The 2026 Main Budget Document settles the debate with facts, not flawed opinions. It confirms that the Office of the Special Prosecutor carried out 10 investigations, completed 2 prosecutions, and issued 9 directives and guidelines within the year. These measurable outputs, officially recorded by the Ministry of Finance, show the OSP’s continued work across investigations, prosecutions, and anti-corruption regulation.
The 2026 budget allocates GH¢158,936,458 to the OSP, including GH¢78,026,107 for compensation, GH¢60,910,351 for goods and services, and GH¢20,000,000 for CAPEX. This proves that the OSP is an essential part of Ghana’s public safety and justice framework, fully recognised and funded by the State. Claims that the OSP is “useless,” “has done nothing,” “has no convictions,” or “must be scrapped” collapse under the weight of documented evidence. The institution continues to deliver its mandate, and its work is formally acknowledged in the national budget.
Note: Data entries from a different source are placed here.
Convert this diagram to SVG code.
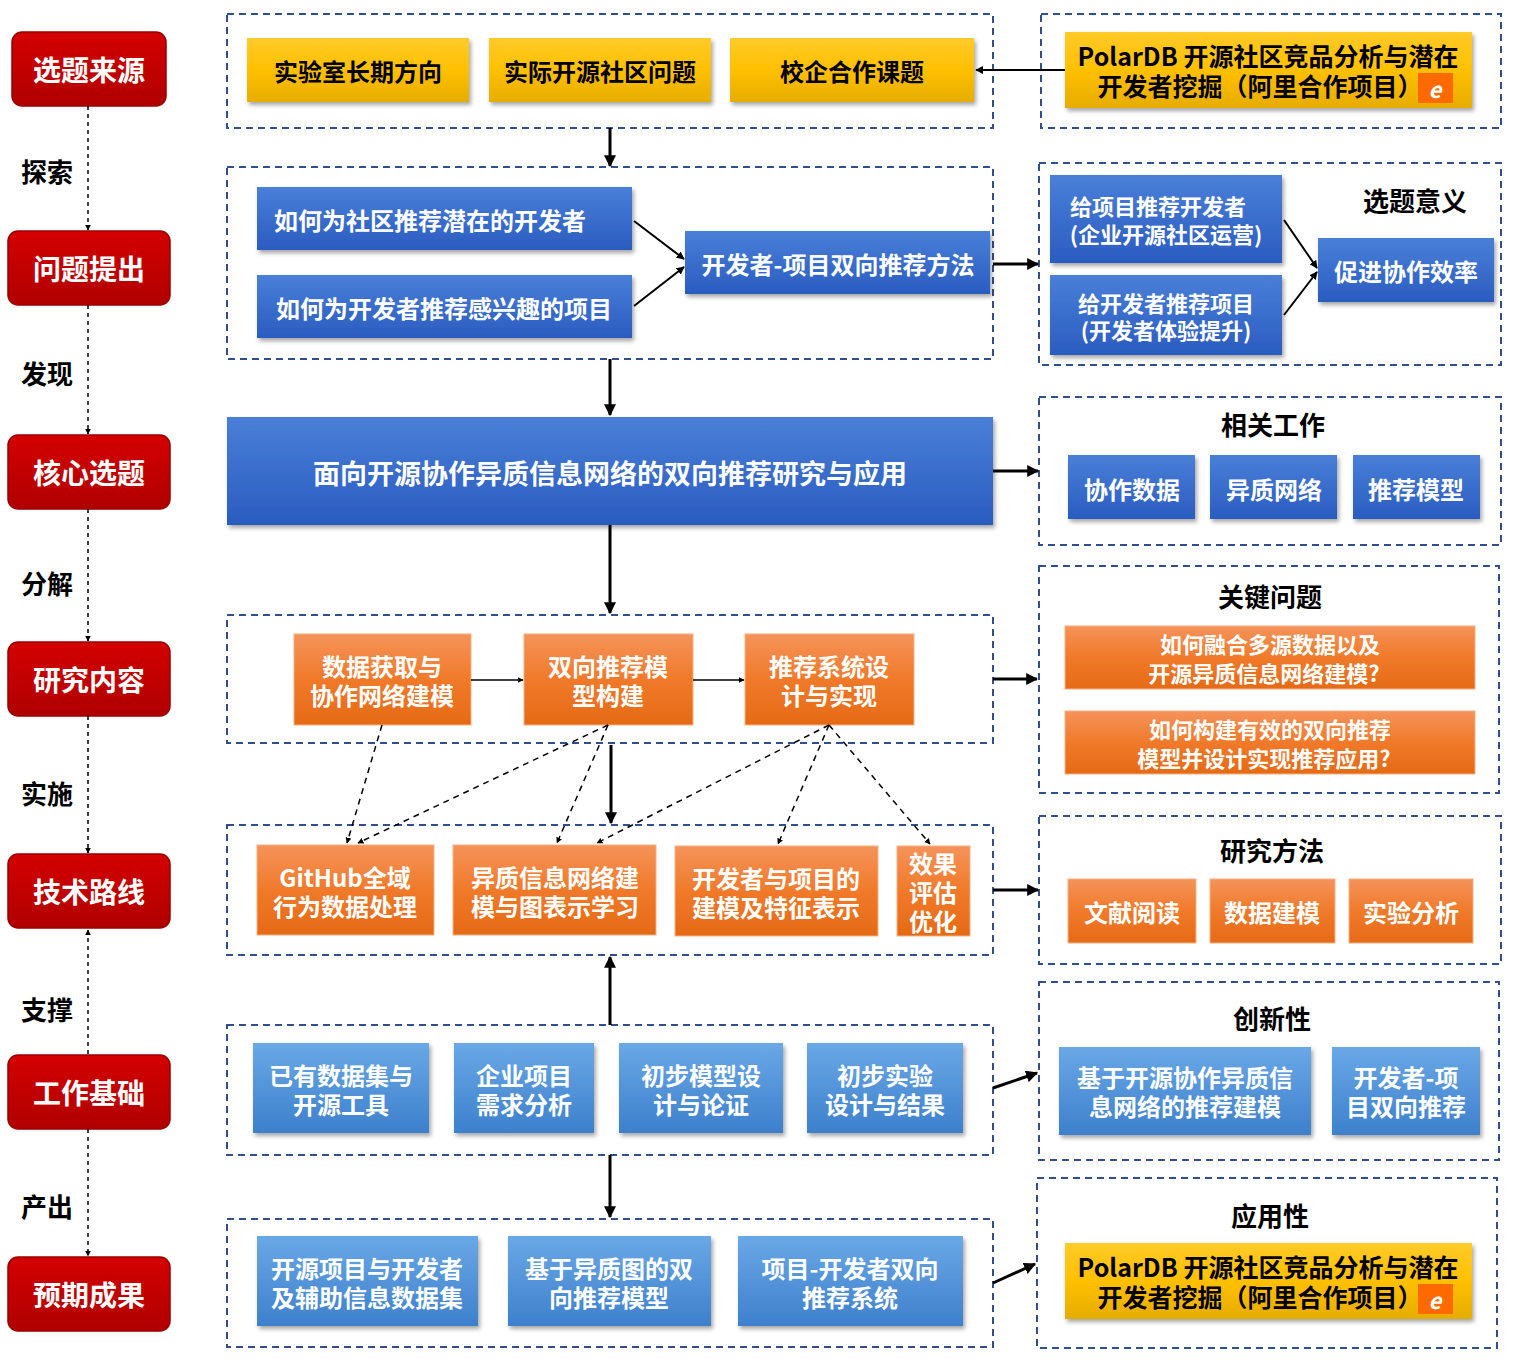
<svg xmlns="http://www.w3.org/2000/svg" width="1514" height="1362" viewBox="0 0 1514 1362">
<defs>
<linearGradient id="gr" x1="0" y1="0" x2="0" y2="1"><stop offset="0" stop-color="#d40000"/><stop offset="1" stop-color="#b00000"/></linearGradient>
<linearGradient id="gy" x1="0" y1="0" x2="0" y2="1"><stop offset="0" stop-color="#ffca2a"/><stop offset="0.5" stop-color="#ffc000"/><stop offset="1" stop-color="#e6ad00"/></linearGradient>
<linearGradient id="gb" x1="0" y1="0" x2="0" y2="1"><stop offset="0" stop-color="#4a7fd8"/><stop offset="1" stop-color="#2a5cc0"/></linearGradient>
<linearGradient id="gl" x1="0" y1="0" x2="0" y2="1"><stop offset="0" stop-color="#6aa8e6"/><stop offset="1" stop-color="#3d80cc"/></linearGradient>
<linearGradient id="go" x1="0" y1="0" x2="0" y2="1"><stop offset="0" stop-color="#f5935a"/><stop offset="0.5" stop-color="#f07a2a"/><stop offset="1" stop-color="#e56a15"/></linearGradient>
<filter id="sh" x="-10%" y="-10%" width="125%" height="140%"><feDropShadow dx="2" dy="3" stdDeviation="2" flood-color="#000" flood-opacity="0.35"/></filter>
<marker id="ah2" viewBox="0 0 10 10" refX="9" refY="5" markerWidth="4" markerHeight="4" orient="auto"><path d="M0,0L10,5L0,10z" fill="#000"/></marker>
</defs>
<style>
text{font-family:"Noto Sans CJK SC","Liberation Sans",sans-serif;font-weight:bold;text-anchor:middle;dominant-baseline:central}
.w{fill:#fff;font-size:24px}.k{fill:#000;font-size:24px}.lab{fill:#000;font-size:26px}
.w22{fill:#fff;font-size:22px}.k25{fill:#000;font-size:25px}.red{fill:#fff;font-size:28px}.core{fill:#fff;font-size:27px}
.c{fill:none;stroke:#2f4f8f;stroke-width:2;stroke-dasharray:7,5}
.r{fill:url(#gr);stroke:#900;stroke-width:1.5}
.y{fill:url(#gy);filter:url(#sh)}.b{fill:url(#gb);filter:url(#sh)}.l{fill:url(#gl);filter:url(#sh)}.o{fill:url(#go);stroke:#f4b183;stroke-width:1}
.t{fill:#000;font-size:26px}
</style>
<g id="containers">
<rect class="c" x="227" y="14" width="766" height="114"/><rect class="c" x="227" y="167" width="766" height="192"/>
<rect class="c" x="227" y="615" width="766" height="128"/><rect class="c" x="227" y="825" width="766" height="130"/>
<rect class="c" x="227" y="1025" width="766" height="130"/><rect class="c" x="227" y="1219" width="766" height="128"/>
<rect class="c" x="1041" y="14" width="460" height="114"/><rect class="c" x="1039" y="163" width="462" height="202"/>
<rect class="c" x="1039" y="397" width="462" height="148"/><rect class="c" x="1039" y="566" width="460" height="227"/>
<rect class="c" x="1039" y="816" width="462" height="148"/><rect class="c" x="1039" y="982" width="460" height="178"/>
<rect class="c" x="1037" y="1178" width="460" height="170"/>
</g>
<g id="left">
<g id="n-l1"><rect class="r" x="12" y="32" width="154" height="74" rx="10"/><text class="red" x="89" y="69">选题来源</text></g>
<g id="n-l2"><rect class="r" x="8" y="231" width="162" height="74" rx="10"/><text class="red" x="89" y="268">问题提出</text></g>
<g id="n-l3"><rect class="r" x="8" y="435" width="162" height="74" rx="10"/><text class="red" x="89" y="472">核心选题</text></g>
<g id="n-l4"><rect class="r" x="8" y="642" width="162" height="74" rx="10"/><text class="red" x="89" y="679">研究内容</text></g>
<g id="n-l5"><rect class="r" x="8" y="854" width="162" height="74" rx="10"/><text class="red" x="89" y="891">技术路线</text></g>
<g id="n-l6"><rect class="r" x="8" y="1055" width="162" height="74" rx="10"/><text class="red" x="89" y="1092">工作基础</text></g>
<g id="n-l7"><rect class="r" x="8" y="1257" width="162" height="74" rx="10"/><text class="red" x="89" y="1294">预期成果</text></g>
<text class="lab" x="47" y="170">探索</text><text class="lab" x="47" y="372">发现</text><text class="lab" x="47" y="582">分解</text>
<text class="lab" x="47" y="792">实施</text><text class="lab" x="47" y="1008">支撑</text><text class="lab" x="47" y="1205">产出</text>
</g>
<g id="n-top">
<rect class="y" x="247" y="38" width="222" height="64"/><text class="k" x="358" y="70">实验室长期方向</text>
<rect class="y" x="489" y="38" width="222" height="64"/><text class="k" x="600" y="70">实际开源社区问题</text>
<rect class="y" x="730" y="38" width="244" height="64"/><text class="k" x="852" y="70">校企合作课题</text>
<rect class="y" x="1065" y="32" width="407" height="76"/><text class="k25" x="1268" y="55">PolarDB 开源社区竞品分析与潜在</text><text class="k25" x="1260" y="85">开发者挖掘（阿里合作项目）</text>
<rect x="1418" y="73" width="35" height="30" fill="#ff6a00"/><text x="1435" y="88" fill="#fff" font-size="22" font-style="italic">e</text>
</g>
<g id="n-q">
<rect class="b" x="257" y="187" width="375" height="63"/><text class="w" x="430" y="219">如何为社区推荐潜在的开发者</text>
<rect class="b" x="257" y="275" width="375" height="63"/><text class="w" x="444" y="307">如何为开发者推荐感兴趣的项目</text>
<rect class="b" x="685" y="231" width="305" height="63"/><text class="w" x="838" y="263">开发者-项目双向推荐方法</text>
<rect class="b" x="1050" y="175" width="232" height="88"/><text class="w22" x="1158" y="205">给项目推荐开发者</text><text class="w22" x="1166" y="233">(企业开源社区运营)</text>
<rect class="b" x="1050" y="275" width="232" height="80"/><text class="w22" x="1166" y="302">给开发者推荐项目</text><text class="w22" x="1166" y="329">(开发者体验提升)</text>
<rect class="b" x="1318" y="238" width="176" height="64"/><text class="w" x="1406" y="270">促进协作效率</text>
<text class="t" x="1415" y="199">选题意义</text>
</g>
<g id="n-core">
<rect class="b" x="227" y="417" width="766" height="108"/><text class="core" x="610" y="472">面向开源协作异质信息网络的双向推荐研究与应用</text>
<text class="t" x="1273" y="423">相关工作</text>
<rect class="b" x="1068" y="455" width="127" height="64"/><text class="w" x="1132" y="488">协作数据</text>
<rect class="b" x="1210" y="455" width="127" height="64"/><text class="w" x="1274" y="488">异质网络</text>
<rect class="b" x="1353" y="455" width="127" height="64"/><text class="w" x="1416" y="488">推荐模型</text>
</g>
<g id="n-research">
<rect class="o" x="294" y="634" width="177" height="91"/><text class="w" x="382" y="665">数据获取与</text><text class="w" x="382" y="694">协作网络建模</text>
<rect class="o" x="524" y="634" width="169" height="91"/><text class="w" x="608" y="665">双向推荐模</text><text class="w" x="608" y="694">型构建</text>
<rect class="o" x="745" y="634" width="169" height="91"/><text class="w" x="829" y="665">推荐系统设</text><text class="w" x="829" y="694">计与实现</text>
<text class="t" x="1270" y="595">关键问题</text>
<rect class="o" x="1065" y="626" width="410" height="63"/><text class="w22" x="1270" y="643">如何融合多源数据以及</text><text class="w22" x="1264" y="672">开源异质信息网络建模?</text>
<rect class="o" x="1065" y="711" width="410" height="63"/><text class="w22" x="1270" y="728">如何构建有效的双向推荐</text><text class="w22" x="1264" y="757">模型并设计实现推荐应用?</text>
</g>
<g id="n-tech">
<rect class="o" x="257" y="845" width="177" height="90"/><text class="w" x="345" y="876">GitHub全域</text><text class="w" x="345" y="905">行为数据处理</text>
<rect class="o" x="453" y="845" width="203" height="90"/><text class="w" x="555" y="876">异质信息网络建</text><text class="w" x="555" y="905">模与图表示学习</text>
<rect class="o" x="675" y="846" width="203" height="90"/><text class="w" x="776" y="877">开发者与项目的</text><text class="w" x="776" y="906">建模及特征表示</text>
<rect class="o" x="897" y="846" width="73" height="90"/><text class="w" x="933" y="862">效果</text><text class="w" x="933" y="891">评估</text><text class="w" x="933" y="920">优化</text>
<text class="t" x="1272" y="849">研究方法</text>
<rect class="o" x="1068" y="879" width="128" height="64"/><text class="w" x="1132" y="911">文献阅读</text>
<rect class="o" x="1210" y="879" width="125" height="64"/><text class="w" x="1272" y="911">数据建模</text>
<rect class="o" x="1349" y="879" width="124" height="64"/><text class="w" x="1411" y="911">实验分析</text>
</g>
<g id="n-base">
<rect class="l" x="253" y="1043" width="176" height="90"/><text class="w" x="341" y="1074">已有数据集与</text><text class="w" x="341" y="1103">开源工具</text>
<rect class="l" x="454" y="1043" width="140" height="90"/><text class="w" x="524" y="1074">企业项目</text><text class="w" x="524" y="1103">需求分析</text>
<rect class="l" x="619" y="1043" width="164" height="90"/><text class="w" x="701" y="1074">初步模型设</text><text class="w" x="701" y="1103">计与论证</text>
<rect class="l" x="807" y="1043" width="156" height="90"/><text class="w" x="885" y="1074">初步实验</text><text class="w" x="885" y="1103">设计与结果</text>
<text class="t" x="1272" y="1017">创新性</text>
<rect class="l" x="1059" y="1047" width="252" height="88"/><text class="w" x="1185" y="1076">基于开源协作异质信</text><text class="w" x="1185" y="1105">息网络的推荐建模</text>
<rect class="l" x="1332" y="1047" width="148" height="88"/><text class="w" x="1406" y="1076">开发者-项</text><text class="w" x="1406" y="1105">目双向推荐</text>
</g>
<g id="n-out">
<rect class="l" x="257" y="1236" width="221" height="90"/><text class="w" x="367" y="1267">开源项目与开发者</text><text class="w" x="367" y="1296">及辅助信息数据集</text>
<rect class="l" x="508" y="1236" width="203" height="90"/><text class="w" x="609" y="1267">基于异质图的双</text><text class="w" x="609" y="1296">向推荐模型</text>
<rect class="l" x="738" y="1236" width="225" height="90"/><text class="w" x="850" y="1267">项目-开发者双向</text><text class="w" x="850" y="1296">推荐系统</text>
<text class="t" x="1270" y="1214">应用性</text>
<rect class="y" x="1065" y="1243" width="407" height="76"/><text class="k25" x="1268" y="1266">PolarDB 开源社区竞品分析与潜在</text><text class="k25" x="1260" y="1296">开发者挖掘（阿里合作项目）</text>
<rect x="1418" y="1284" width="35" height="30" fill="#ff6a00"/><text x="1435" y="1299" fill="#fff" font-size="22" font-style="italic">e</text>
</g>
<g id="connectors" stroke="#000" fill="none">
<g stroke-width="1.5" stroke-dasharray="4,4" marker-end="url(#ah2)">
<line x1="88" y1="106" x2="88" y2="230"/><line x1="88" y1="305" x2="88" y2="434"/><line x1="88" y1="509" x2="88" y2="641"/>
<line x1="88" y1="716" x2="88" y2="853"/><line x1="88" y1="1054" x2="88" y2="930"/><line x1="88" y1="1129" x2="88" y2="1256"/>
</g>
<g stroke-width="3" marker-end="url(#ah2)">
<line x1="610" y1="128" x2="610" y2="166"/><line x1="610" y1="359" x2="610" y2="415"/><line x1="610" y1="525" x2="610" y2="613"/>
<line x1="611" y1="745" x2="611" y2="823"/><line x1="610" y1="1025" x2="610" y2="957"/><line x1="610" y1="1155" x2="610" y2="1217"/>
<line x1="993" y1="264" x2="1038" y2="264"/><line x1="993" y1="471" x2="1038" y2="471"/><line x1="993" y1="679" x2="1037" y2="679"/>
<line x1="993" y1="890" x2="1038" y2="890"/><line x1="993" y1="1088" x2="1037" y2="1073"/><line x1="993" y1="1283" x2="1035" y2="1264"/>
</g>
<g stroke-width="2" marker-end="url(#ah2)">
<line x1="1065" y1="70" x2="976" y2="70"/>
<line x1="634" y1="221" x2="684" y2="259"/><line x1="634" y1="306" x2="684" y2="267"/>
<line x1="1284" y1="220" x2="1317" y2="268"/><line x1="1284" y1="315" x2="1317" y2="272"/>
</g>
<g stroke-width="1.5" marker-end="url(#ah2)">
<line x1="471" y1="680" x2="523" y2="680"/><line x1="693" y1="680" x2="744" y2="680"/>
</g>
<g stroke-width="1.5" stroke-dasharray="6,5" marker-end="url(#ah2)">
<line x1="382" y1="725" x2="347" y2="843"/><line x1="608" y1="725" x2="358" y2="843"/>
<line x1="608" y1="725" x2="557" y2="843"/><line x1="829" y1="725" x2="597" y2="843"/>
<line x1="829" y1="725" x2="778" y2="844"/><line x1="829" y1="725" x2="930" y2="844"/>
</g>
</g>
</svg>
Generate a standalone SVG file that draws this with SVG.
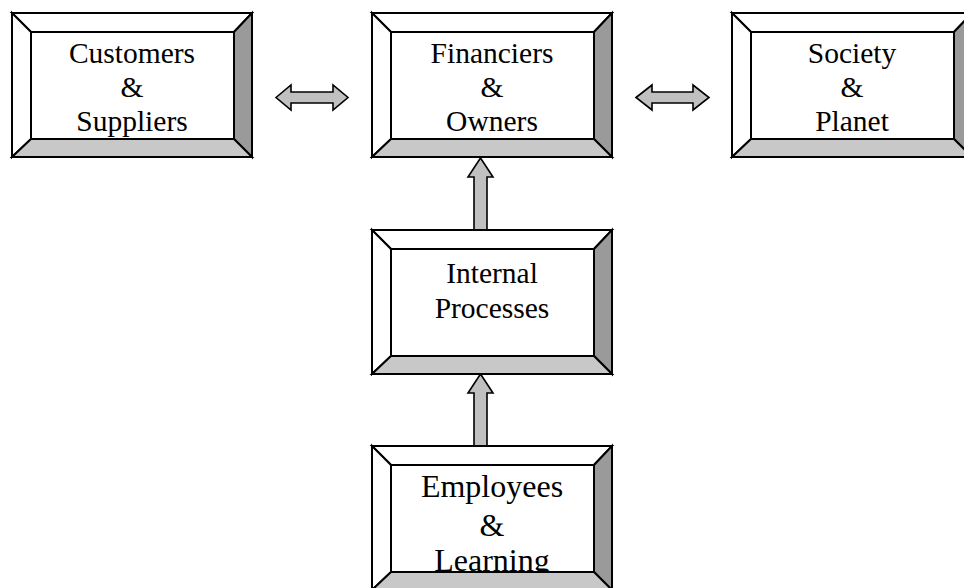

It is always amusing how the loudest critics and disinformation campaigners have never read a single page of the Budget, visited the OSP website, checked their half-yearly reports, or reviewed published directives. The facts are clear: investigations, prosecutions, directives, and a full-year allocation to strengthen their work. For some, the issue is not performance but the fear of accountability and a full-throated support for corruption.
Every year, the OSP works. Every year, the Budget captures the outputs. And every year, the same armchair “experts” rise to shout: “scrap it.”
Dear keyboard warriors and keyboard prosecutors, if facts were data bundles, half of you would have been offline long ago.